The First World War caused the death of 9.7 million soldiers and of nearly as many civilians, and maimed and wounded more than 21 million. It was a horrible conflict that left deep scars on French soil and sad lists of the fallen on war memorials even in France’s most remote villages. The plain white crosses of the Great War’s military cemeteries – French, German, British, American, South African… – in seemingly endless lines, abound where the conflict was at its most inhuman. Many fell in the Vosges region, close to the German border, where four years of war took a heavy toll on the population.
But the invisible massacre of abortion has already claimed over 200,000 victims every year in France since “voluntary interruption of abortion” was made legal here in January 1975: almost 10 million victims in this country alone is a conservative estimate. Worldwide, the total count is much, much higher and is estimated to have passed the one billion mark.
This is no abstract “ethical and political” issue that can only be discussed in hushed and civilized tones in academic debating forums and political platforms – especially in France, where voicing anti-abortion thoughts and feelings is impossible in practice for anyone who hopes to rise in politics.

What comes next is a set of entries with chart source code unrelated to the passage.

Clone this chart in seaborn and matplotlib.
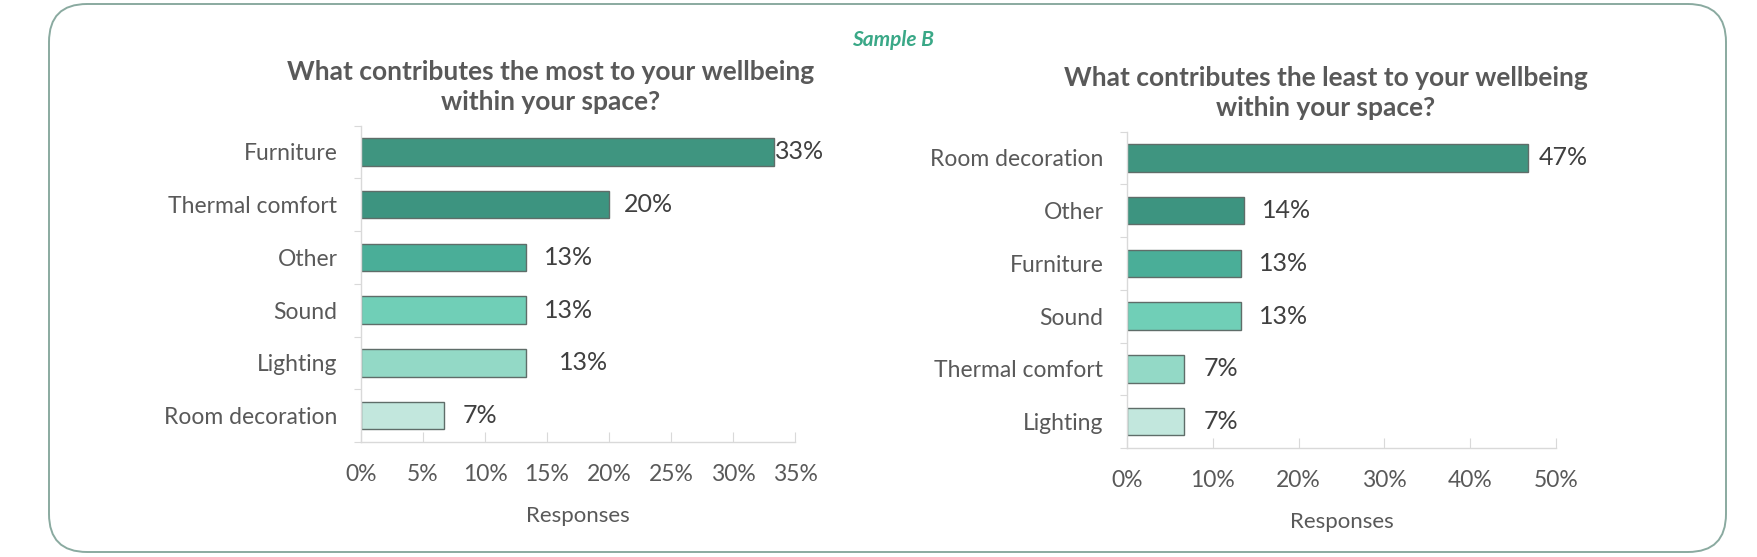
import matplotlib
matplotlib.use("Agg")
import matplotlib.pyplot as plt
import seaborn as sns
import pandas as pd
from matplotlib.patches import FancyBboxPatch
from matplotlib.ticker import FixedLocator

# ---- data ----
most_categories = ["Furniture", "Thermal comfort", "Other", "Sound", "Lighting", "Room decoration"]
most_values = [33.3, 20.0, 13.3, 13.3, 13.3, 6.7]
least_categories = ["Room decoration", "Other", "Furniture", "Sound", "Thermal comfort", "Lighting"]
least_values = [46.7, 13.6, 13.3, 13.3, 6.7, 6.7]
most_ticks = [0, 5, 10, 15, 20, 25, 30, 35]
least_ticks = [0, 10, 20, 30, 40, 50]
title_most = "What contributes the most to your wellbeing\nwithin your space?"
title_least = "What contributes the least to your wellbeing\nwithin your space?"
sample_label = "Sample B"
x_label = "Responses"

# ---- style ----
shades = ["#3f9580", "#3d9480", "#4aae98", "#70cfb7", "#93d9c6", "#c2e7dd"]
most_pads = [1, 11, 13, 13, 24, 13]
least_pads = [8, 13, 13, 13, 14, 14]

sns.set_theme(style="white")
plt.rcParams["font.family"] = ["Lato", "DejaVu Sans"]

W, H = 1758, 557
fig = plt.figure(figsize=(W / 100, H / 100), dpi=100)

# border
bg = fig.add_axes([0, 0, 1, 1])
bg.set_xlim(0, W)
bg.set_ylim(H, 0)
bg.axis("off")
bg.add_patch(FancyBboxPatch((49, 4), 1677, 548, boxstyle="round,pad=0,rounding_size=38",
                            fill=False, edgecolor="#8aaaa0", linewidth=1.4))

gray_txt = "#595959"
axis_col = "#d9d9d9"


def draw(rect, cats, vals, ticks, xmax, pads):
    ax = fig.add_axes(rect)
    df = pd.DataFrame({"cat": cats, "val": vals})
    pal = dict(zip(cats, shades))
    sns.barplot(data=df, y="cat", x="val", hue="cat", palette=pal, orient="h",
                order=cats, hue_order=cats, legend=False, width=0.52,
                edgecolor="#5f6d69", linewidth=1.0, saturation=1, ax=ax)
    ax.set_xlim(0, xmax)
    ax.set_ylim(len(cats) - 0.5, -0.5)
    ax.set_xticks(ticks)
    ax.set_xticklabels([f"{t}%" for t in ticks])
    ax.yaxis.set_minor_locator(FixedLocator([i - 0.5 for i in range(len(cats) + 1)]))
    ax.tick_params(axis="y", which="major", length=0, pad=17, labelsize=16.5, labelcolor=gray_txt)
    ax.tick_params(axis="y", which="minor", length=5, width=0.8, color=axis_col, direction="out", left=True)
    ax.tick_params(axis="x", which="major", length=7, width=0.8, color=axis_col, direction="in",
                   pad=16, labelsize=16.5, labelcolor=gray_txt, bottom=True)
    for s in ["top", "right"]:
        ax.spines[s].set_visible(False)
    for s in ["left", "bottom"]:
        ax.spines[s].set_color(axis_col)
        ax.spines[s].set_linewidth(1.0)
    ax.set_ylabel("")
    ax.set_xlabel(x_label, fontsize=16, color=gray_txt, labelpad=15)
    bars = sorted(ax.patches, key=lambda p: p.get_y())
    for p, v, pd_ in zip(bars, vals, pads):
        ax.annotate(f"{round(v):d}%", (p.get_width(), p.get_y() + p.get_height() / 2),
                    xytext=(pd_, 0), textcoords="offset points", ha="left", va="center",
                    fontsize=18, color="#404040")
    return ax


draw([361 / W, 1 - 442 / H, 434 / W, (442 - 125.6) / H],
     most_categories, most_values, most_ticks, 35, most_pads)
draw([1127 / W, 1 - 448 / H, 429 / W, (448 - 131.6) / H],
     least_categories, least_values, least_ticks, 50, least_pads)

fig.text(551 / W, 1 - 87 / H, title_most, ha="center", va="center", fontsize=19,
         fontweight="bold", color=gray_txt, linespacing=1.25)
fig.text(1326 / W, 1 - 93 / H, title_least, ha="center", va="center", fontsize=19,
         fontweight="bold", color=gray_txt, linespacing=1.25)
fig.text(893 / W, 1 - 40 / H, sample_label, ha="center", va="center", fontsize=15,
         fontweight="bold", fontstyle="italic", color="#3aa887")

fig.savefig("out.png", dpi=100)
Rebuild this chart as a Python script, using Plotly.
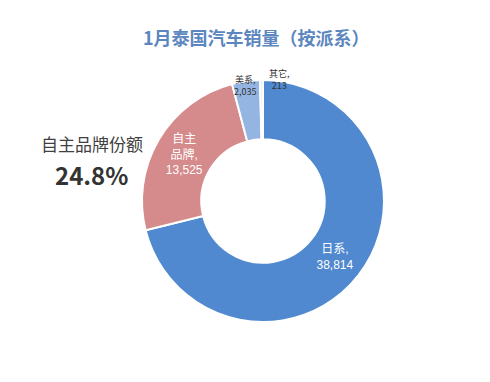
import plotly.graph_objects as go

# Data
labels = ["日系", "自主品牌", "美系", "其它"]
display_labels = ["日系", "自主<br>品牌", "美系", "其它"]
values = [38814, 13525, 2035, 213]
colors = ["#5089CF", "#D58A8B", "#94B4E2", "#E4ECF6"]
title_text = "1月泰国汽车销量（按派系）"
share_label = "自主品牌份额"

total = sum(values)
share = values[1] / total * 100

W, H = 490, 382
cx, cy, R = 263, 201, 121

inside_text = [f"{d},<br>{v:,}" if i < 2 else "" for i, (d, v) in enumerate(zip(display_labels, values))]

fig = go.Figure()
fig.add_trace(go.Pie(
    labels=labels,
    values=values,
    text=inside_text,
    textinfo="text",
    textposition="inside",
    insidetextorientation="horizontal",
    textfont=dict(color="white", size=12, family="Liberation Sans, Noto Sans CJK SC"),
    hole=0.51,
    sort=False,
    direction="clockwise",
    rotation=0,
    marker=dict(colors=colors, line=dict(color="white", width=2)),
    showlegend=False,
    domain=dict(x=[(cx - R) / W, (cx + R) / W],
                y=[(H - cy - R) / H, (H - cy + R) / H]),
))

annotations = [
    dict(text=f"<b>{title_text}</b>", x=256, y=37, showarrow=False,
         font=dict(size=18, color="#5B86C0", family="Noto Sans CJK SC")),
    dict(text=share_label, x=92, y=144, showarrow=False,
         font=dict(size=17, color="#404040", family="Noto Sans CJK SC")),
    dict(text=f"<b>{share:.1f}%</b>", x=91, y=174, showarrow=False,
         font=dict(size=24, color="#333333", family="Noto Sans CJK SC")),
    dict(text=f"{labels[2]},<br>{values[2]:,}", x=245, y=86, showarrow=False,
         font=dict(size=9, color="#333333", family="Noto Sans CJK SC")),
    dict(text=f"{labels[3]},<br>{values[3]:,}", x=279, y=79, showarrow=False,
         font=dict(size=9, color="#333333", family="Noto Sans CJK SC")),
]
for a in annotations:
    a["xref"] = "paper"
    a["yref"] = "paper"
    a["x"] = a["x"] / W
    a["y"] = 1 - a["y"] / H
    a["xanchor"] = "center"
    a["yanchor"] = "middle"

fig.update_layout(
    width=W, height=H,
    margin=dict(l=0, r=0, t=0, b=0),
    paper_bgcolor="white",
    plot_bgcolor="white",
    annotations=annotations,
)

fig.write_html("out.html", config={"displayModeBar": False},
               post_script="document.body.style.margin='0';")
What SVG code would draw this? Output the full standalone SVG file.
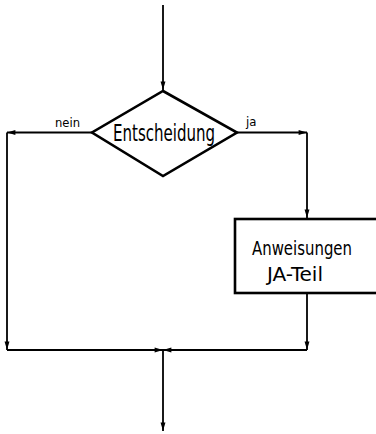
<svg xmlns="http://www.w3.org/2000/svg" width="376" height="434" viewBox="0 0 376 434">
<style>
.ln{fill:none;stroke:#000;stroke-width:1.8}
.shape{fill:#fff;stroke:#000;stroke-width:2.6}
.t{font-family:"DejaVu Sans Condensed","DejaVu Sans",sans-serif;fill:#000}
</style>
<defs>
<marker id="ah" viewBox="0 0 12 10" refX="12" refY="5" markerWidth="10" markerHeight="7" markerUnits="userSpaceOnUse" orient="auto">
<path d="M0,1.5 L12,5 L0,8.5 Z" fill="#000"/>
</marker>
</defs>
<g id="connectors">
<path class="ln" d="M163,5 V90" marker-end="url(#ah)"/>
<path class="ln" d="M92,132.5 H7" marker-end="url(#ah)"/>
<path class="ln" d="M237,132.5 H307" marker-end="url(#ah)"/>
<path class="ln" d="M307,132.5 V218" marker-end="url(#ah)"/>
<path class="ln" d="M7,132.5 V350" marker-end="url(#ah)"/>
<path class="ln" d="M307,293 V350" marker-end="url(#ah)"/>
<path class="ln" d="M7,350 H163" marker-end="url(#ah)"/>
<path class="ln" d="M307,350 H163" marker-end="url(#ah)"/>
<path class="ln" d="M163,350 V431" marker-end="url(#ah)"/>
<text class="t" x="55" y="127" font-size="13" textLength="25" lengthAdjust="spacingAndGlyphs">nein</text>
<text class="t" x="246" y="126" font-size="13">ja</text>
</g>
<g id="decision">
<polygon class="shape" points="163,91 237,132.5 163,176 92,132.5"/>
<text class="t" transform="translate(113,140.5) scale(0.667,1)" x="0" y="0" font-size="23" textLength="153" lengthAdjust="spacingAndGlyphs">Entscheidung</text>
</g>
<g id="anweisungen">
<rect class="shape" x="235" y="219" width="150" height="74"/>
<text class="t" x="252" y="254.5" font-size="19.5" textLength="100" lengthAdjust="spacingAndGlyphs">Anweisungen</text>
<text class="t" x="267" y="281" font-size="19.5" textLength="56" lengthAdjust="spacingAndGlyphs">JA-Teil</text>
</g>
</svg>
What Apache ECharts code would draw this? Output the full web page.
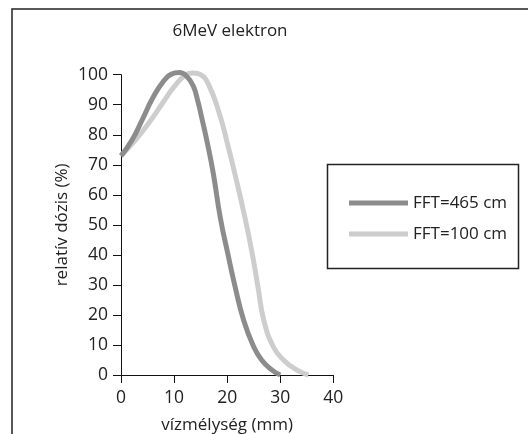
<!DOCTYPE html>
<html>
<head>
<meta charset="utf-8">
<script src="https://cdn.jsdelivr.net/npm/echarts@6/dist/echarts.min.js"></script>
<style>
  html, body { margin: 0; padding: 0; background: #fff; }
  #main { width: 528px; height: 434px; }
</style>
</head>
<body>
<div id="main"></div>
<script>
// depth (mm) / relative dose (%)
const depth465 = [0, 2, 4, 6, 8, 9.5, 11, 12.4, 13.6, 14.5, 15.3, 16.3, 17.4, 18.7, 20.1, 21.5, 23.1, 25, 26.5, 28.4, 30];
const dose465  = [73, 78, 85, 92.3, 97.8, 100.2, 100.7, 99.4, 96.3, 91, 85, 77, 67, 52.5, 40.6, 29.4, 18.3, 9.4, 5, 1.7, 0];
const depth100 = [0, 2, 4, 6, 8, 10, 12, 13.6, 15, 16.5, 18.6, 20.1, 21.5, 23.4, 24.7, 25.8, 26.9, 28.7, 30.6, 33.1, 35.3];
const dose100  = [73, 76.8, 81, 85.8, 91, 96, 99.7, 100.6, 100, 96.7, 86.7, 76.7, 66.7, 52, 40.6, 29.4, 18.3, 9.4, 5, 1.7, 0];
const seriesNames = ['FFT=465 cm', 'FFT=100 cm'];

const darkGray = '#8c8c8c';
const lightGray = '#cdcdcd';
const textColor = '#222';

function pairs(xs, ys) {
  return xs.map(function (x, i) { return [x, ys[i]]; });
}

var dom = document.getElementById('main');
var myChart = echarts.init(dom, null, { renderer: 'canvas' });

var option = {
  backgroundColor: '#fff',
  animation: false,
  textStyle: { fontFamily: 'Open Sans', color: textColor },
  title: {
    text: '6MeV elektron',
    left: 225,
    top: 18,
    textAlign: 'center',
    textStyle: { fontFamily: 'Open Sans', fontSize: 17, fontWeight: 'normal', color: textColor }
  },
  grid: { left: 121, top: 74.7, right: 194.7, bottom: 59, containLabel: false, outerBoundsMode: 'none' },
  legend: {
    orient: 'vertical',
    left: 344,
    top: 188,
    icon: 'rect',
    itemWidth: 59,
    itemHeight: 5,
    itemGap: 11,
    textStyle: { fontFamily: 'Open Sans', fontSize: 17, color: textColor, lineHeight: 20 },
    data: seriesNames
  },
  xAxis: {
    type: 'value',
    min: 0,
    max: 40,
    interval: 10,
    name: 'vízmélység (mm)',
    nameLocation: 'middle',
    nameGap: 42,
    nameTextStyle: { fontFamily: 'Open Sans', fontSize: 17, color: textColor },
    axisLine: { lineStyle: { color: '#111', width: 1 } },
    axisTick: { show: true, length: 8, lineStyle: { color: '#111' } },
    axisLabel: { fontFamily: 'Open Sans', fontSize: 17.5, color: textColor, margin: 14 },
    splitLine: { show: false }
  },
  yAxis: {
    type: 'value',
    min: 0,
    max: 100,
    interval: 10,
    name: 'relatív dózis (%)',
    nameLocation: 'middle',
    nameGap: 50,
    nameTextStyle: { fontFamily: 'Open Sans', fontSize: 17, color: textColor },
    axisLine: { show: true, lineStyle: { color: '#111', width: 1 } },
    axisTick: { show: true, length: 8, lineStyle: { color: '#111' } },
    axisLabel: { fontFamily: 'Open Sans', fontSize: 17.5, color: textColor, margin: 13 },
    splitLine: { show: false }
  },
  graphic: [
    {
      type: 'polyline',
      shape: { points: [[12, 434], [12, 9], [528, 9]] },
      style: { stroke: '#222', lineWidth: 1.5, fill: null },
      silent: true
    },
    {
      type: 'rect',
      shape: { x: 327.5, y: 164.5, width: 191, height: 104 },
      style: { stroke: '#222', lineWidth: 1.5, fill: null },
      silent: true,
      z: 0
    }
  ],
  series: [
    {
      name: seriesNames[0],
      type: 'line',
      data: pairs(depth465, dose465),
      smooth: true,
      clip: false,
      showSymbol: false,
      itemStyle: { color: darkGray },
      lineStyle: { color: darkGray, width: 5 },
      z: 3
    },
    {
      name: seriesNames[1],
      type: 'line',
      data: pairs(depth100, dose100),
      smooth: true,
      clip: false,
      showSymbol: false,
      itemStyle: { color: lightGray },
      lineStyle: { color: lightGray, width: 5 },
      z: 2
    }
  ]
};

if (option && typeof option === 'object') {
  myChart.setOption(option);
}

window.addEventListener('resize', myChart.resize);
</script>
</body>
</html>
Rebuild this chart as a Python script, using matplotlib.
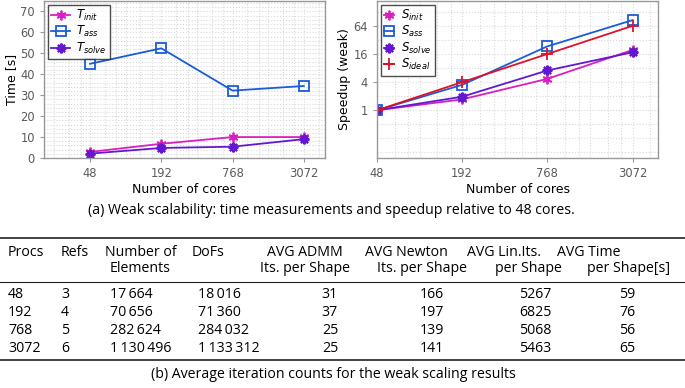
import matplotlib
matplotlib.use("Agg")
import matplotlib.pyplot as plt
from matplotlib.ticker import FixedLocator, NullFormatter

# ---- data ----
cores = [48, 192, 768, 3072]
t_init = [2.9, 6.8, 10.0, 10.0]
t_ass = [45.0, 52.4, 32.2, 34.4]
t_solve = [2.1, 4.8, 5.4, 9.0]

s_init = [1.0, 1.71, 4.7, 19.5]
s_ass = [1.0, 3.5, 23.3, 85.0]
s_solve = [1.0, 1.95, 7.1, 17.4]
s_ideal = [1.0, 4.0, 16.0, 64.0]

col_heads = [["Procs", ""], ["Refs", ""], ["Number of", "Elements"], ["DoFs", ""],
             ["AVG ADMM", "Its. per Shape"], ["AVG Newton", "Its. per Shape"],
             ["AVG Lin.Its.", "per Shape"], ["AVG Time", "per Shape[s]"]]
procs = ["48", "192", "768", "3072"]
refs = ["3", "4", "5", "6"]
n_elem = ["17\u2009664", "70\u2009656", "282\u2009624", "1\u2009130\u2009496"]
dofs = ["18\u2009016", "71\u2009360", "284\u2009032", "1\u2009133\u2009312"]
admm_its = ["31", "37", "25", "25"]
newton_its = ["166", "197", "139", "141"]
lin_its = ["5267", "6825", "5068", "5463"]
avg_time = ["59", "76", "56", "65"]

c_init = "#d81fc0"
c_ass = "#1a5bd8"
c_solve = "#6318d0"
c_ideal = "#e0102a"
tick_col = "#5a5a5a"
spine_col = "#999999"

fig = plt.figure(figsize=(6.85, 3.88), dpi=100)


def style_axes(ax):
    for s in ax.spines.values():
        s.set_color(spine_col)
        s.set_linewidth(1.0)
    ax.tick_params(which="both", colors=spine_col, labelcolor=tick_col, labelsize=8.3, length=3)
    ax.tick_params(which="minor", length=0)
    ax.grid(which="both", color="#d8d8d8", linestyle=":", linewidth=0.8)
    ax.set_axisbelow(True)


# ---- left: times ----
ax1 = fig.add_axes([44 / 685, 1 - 158 / 388, 281 / 685, 157 / 388])
ax1.plot(cores, t_init, color=c_init, marker=(6, 2, 0), ms=7, mew=1.3, lw=1.3, label=r"$T_{init}$")
ax1.plot(cores, t_ass, color=c_ass, marker="s", ms=7, mfc="none", mew=1.3, lw=1.3, label=r"$T_{ass}$")
ax1.plot(cores, t_solve, color=c_solve, marker=(8, 2, 0), ms=7, mew=1.6, lw=1.3, label=r"$T_{solve}$")
ax1.set_xscale("log", base=2)
ax1.set_xlim(19.6, 4640)
ax1.set_ylim(0, 75)
ax1.set_xticks(cores)
ax1.set_xticklabels([str(c) for c in cores])
ax1.xaxis.set_minor_locator(FixedLocator([24, 32, 40, 64, 80, 96, 128, 160, 256, 320, 384, 512, 640,
                                          1024, 1280, 1536, 2048, 2560, 4096]))
ax1.xaxis.set_minor_formatter(NullFormatter())
ax1.set_yticks(range(0, 71, 10))
ax1.yaxis.set_minor_locator(FixedLocator([v for v in range(0, 76, 2)]))
style_axes(ax1)
ax1.set_xlabel("Number of cores", fontsize=9, labelpad=2)
ax1.set_ylabel("Time [s]", fontsize=9, labelpad=2)
leg1 = ax1.legend(loc="upper left", fontsize=8.5, fancybox=False, edgecolor="#222222",
                  handlelength=1.6, borderpad=0.3, labelspacing=0.1, handletextpad=0.5,
                  borderaxespad=0.3)
leg1.get_frame().set_linewidth(1.0)

# ---- right: speedup ----
ax2 = fig.add_axes([377 / 685, 1 - 158 / 388, 281 / 685, 157 / 388])
ax2.plot(cores, s_init, color=c_init, marker=(6, 2, 0), ms=7, mew=1.3, lw=1.3, label=r"$S_{init}$")
ax2.plot(cores, s_ass, color=c_ass, marker="s", ms=7, mfc="none", mew=1.3, lw=1.3, label=r"$S_{ass}$")
ax2.plot(cores, s_solve, color=c_solve, marker=(8, 2, 0), ms=7, mew=1.6, lw=1.3, label=r"$S_{solve}$")
ax2.plot(cores, s_ideal, color=c_ideal, marker="+", ms=8, mew=1.3, lw=1.3, label=r"$S_{ideal}$")
ax2.set_xscale("log", base=2)
ax2.set_yscale("log", base=2)
ax2.set_xlim(48, 4650)
ax2.set_ylim(0.095, 218)
ax2.set_xticks(cores)
ax2.set_xticklabels([str(c) for c in cores])
ax2.xaxis.set_minor_locator(FixedLocator([64, 80, 96, 128, 160, 256, 320, 384, 512, 640,
                                          1024, 1280, 1536, 2048, 2560, 4096]))
ax2.xaxis.set_minor_formatter(NullFormatter())
ax2.set_yticks([1, 4, 16, 64])
ax2.set_yticklabels(["1", "4", "16", "64"])
ax2.yaxis.set_minor_locator(FixedLocator([0.125, 0.25, 0.5, 2, 8, 32, 128]))
ax2.yaxis.set_minor_formatter(NullFormatter())
style_axes(ax2)
ax2.set_xlabel("Number of cores", fontsize=9, labelpad=2)
ax2.set_ylabel("Speedup (weak)", fontsize=9, labelpad=2)
leg2 = ax2.legend(loc="upper left", fontsize=8.5, fancybox=False, edgecolor="#222222",
                  handlelength=0.8, borderpad=0.3, labelspacing=0.1, handletextpad=0.6,
                  borderaxespad=0.3)
leg2.get_frame().set_linewidth(1.0)

# ---- captions and table ----
fam = ["Open Sans", "DejaVu Sans"]
fs = 10.2


def fy(py):
    return 1 - py / 388


fig.text(331 / 685, fy(211), "(a) Weak scalability: time measurements and speedup relative to 48 cores.",
         ha="center", va="center", fontsize=fs, family=fam)
fig.text(333 / 685, fy(374), "(b) Average iteration counts for the weak scaling results",
         ha="center", va="center", fontsize=fs, family=fam)

# rules
for py, lw in [(238, 1.2), (282, 0.8), (360, 1.2)]:
    fig.add_artist(plt.Line2D([0, 1], [fy(py), fy(py)], color="#222222", lw=lw))

# header start positions (px) for both header lines
head_pos = [8, 61, 105, 192, 267, 365, 467, 557]
head_pos2 = [8, 61, 110, 192, 260, 377, 495, 587]
for (h1, h2), x1, x2 in zip(col_heads, head_pos, head_pos2):
    fig.text(x1 / 685, fy(252), h1, ha="left", va="center", fontsize=fs, family=fam)
    if h2:
        fig.text(x2 / 685, fy(269), h2, ha="left", va="center", fontsize=fs, family=fam)

row_y = [295, 312, 330, 348]
cols = [(procs, 8, "left"), (refs, 61, "left"), (n_elem, 110, "left"), (dofs, 198, "left"),
        (admm_its, 330, "center"), (newton_its, 432, "center"), (lin_its, 535, "center"),
        (avg_time, 627, "center")]
for vals, x, ha in cols:
    for v, py in zip(vals, row_y):
        fig.text(x / 685, fy(py), v, ha=ha, va="center", fontsize=fs, family=fam)

fig.savefig("out.png", dpi=100)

Schneider exposed a fact, and shocked his numbed parishioners for having dared to speak out on an issue that is not open to discussion. For four weeks, they will receive no Sunday homily from their pastor: apparently, “the diocese” is more eager to stop them from hearing uncomfortable truths than for them to get the pastoral guidance they need and deserve.
One local mayor even complained that the punishment was “too light.”
But the diocese and the pro-abortion politicians seem to agree that abortion is at least a taboo or a sort of untouchable right that no one is allowed to question.